Madoff filed a list of his remaining assets with the U.S. Securities and Exchange Commission on Dec. 31, according to the SEC. George Stamboulidis, an attorney at Baker & Hostetler who represents Picard, didn’t return a call seeking comment. JPMorgan spokesman Joseph Evangelisti and Ira Sorkin, Madoff’s personal defense attorney, declined to comment.
Picard will mail claim forms to customers and creditors of Madoff Securities by Jan. 9, the SIPC has said.

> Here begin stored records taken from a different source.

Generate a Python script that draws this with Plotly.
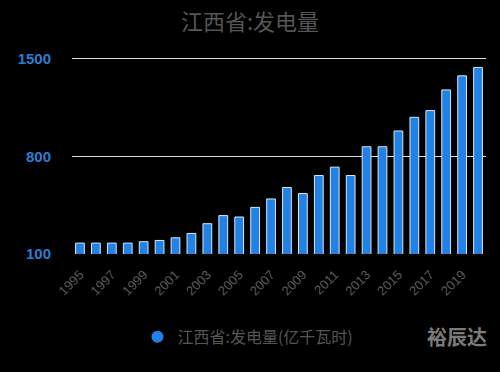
import plotly.graph_objects as go

YEARS = list(range(1995, 2021))
VALUES = [178, 178, 178, 178, 188, 197, 216, 247, 317, 375, 365, 434, 494,
          576, 533, 662, 722, 662, 868, 868, 981, 1079, 1127, 1275, 1376, 1436]
TICK_YEARS = list(range(1995, 2021, 2))
Y_TICKS = [100, 800, 1500]
TITLE = "江西省:发电量"
SERIES = "江西省:发电量(亿千瓦时)"
WATERMARK = "裕辰达"

FONT = "Noto Sans CJK SC, Liberation Sans, Arial, sans-serif"
BAR_COLOR = "#1f82e4"

fig = go.Figure()
fig.add_trace(go.Bar(
    x=YEARS, y=VALUES, name=SERIES, showlegend=False,
    marker=dict(color=BAR_COLOR, line=dict(color="#d8e8f8", width=1)),
))
# legend entry (circle marker)
fig.add_trace(go.Scatter(
    x=[None], y=[None], mode="markers", name=SERIES,
    marker=dict(symbol="circle", size=15, color=BAR_COLOR),
))

fig.update_layout(
    width=500, height=372,
    paper_bgcolor="black", plot_bgcolor="black",
    margin=dict(l=72, r=14, t=56, b=118),
    bargap=0.45,
    title=dict(text=TITLE, x=0.5, xanchor="center", y=0.94, yanchor="middle",
               font=dict(family=FONT, size=22, color="#555555")),
    font=dict(family=FONT),
    showlegend=True,
    legend=dict(orientation="h", x=0.425, xanchor="center", y=-0.418, yanchor="middle",
                font=dict(family=FONT, size=16, color="#555555"),
                bgcolor="rgba(0,0,0,0)", itemsizing="constant"),
    annotations=[dict(text="<b>" + WATERMARK + "</b>", xref="paper", yref="paper",
                      x=0.93, y=-0.418, xanchor="center", yanchor="middle",
                      showarrow=False, font=dict(family=FONT, size=20, color="#7a7a7a"))],
)
fig.update_yaxes(
    range=[100, 1518], tickvals=Y_TICKS, showgrid=True, gridcolor="#dddddd", gridwidth=1,
    zeroline=False, showline=False,
    tickfont=dict(family="Liberation Sans, Arial, sans-serif", size=15, color="#2a7dd0", weight="bold"),
    ticks="", ticklabelstandoff=20,
)
fig.update_xaxes(
    range=[1994.5, 2020.5], tickvals=TICK_YEARS, tickangle=-45,
    showgrid=False, zeroline=False, showline=True, linecolor="black", linewidth=2,
    tickfont=dict(family="Liberation Sans, Arial, sans-serif", size=13, color="#5a5a5a"),
    ticks="outside", ticklen=6, tickcolor="black",
)

fig.write_html("out.html", config={"displayModeBar": False},
               post_script="document.body.style.margin='0';document.body.style.background='black';")
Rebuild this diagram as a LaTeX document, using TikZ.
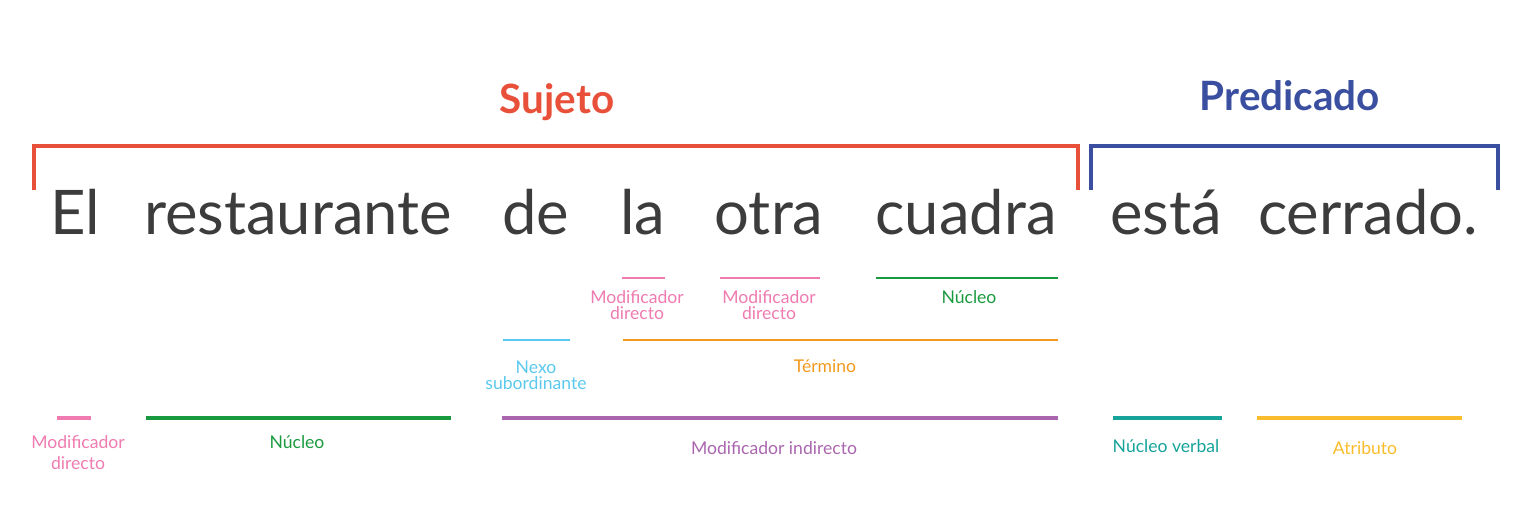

Madoff’s firm was the 23rd-largest market maker on Nasdaq in October, handling an average of about 50 million shares a day, according to exchange data. It took orders from online brokers for some of the largest U.S. companies, including General Electric Co. and Citigroup Inc.
Securities Fraud
Madoff, who hasn’t formally responded to the securities fraud charge, is due in court Jan. 12, unless he is indicted before then. Prosecutors and defense lawyers may also agree to postpone the court date. Sorkin has said previously Madoff’s company is cooperating with the government.
Jon Pepper, a spokesman for New York-based Hess Corp., the fifth-biggest U.S. oil producer, said his company purchased Stuyvesant last summer.
“Stuyvesant was a good fit for our energy marketing business, which sells fuel oil, gas and electricity to commercial and industrial customers in the eastern U.S.,” Pepper said.
The case is Securities Investor Protection Corp. v. Bernard L. Madoff Investment Securities LLC, 08-01789, U.S. Bankruptcy Court, Southern District of New York (Manhattan).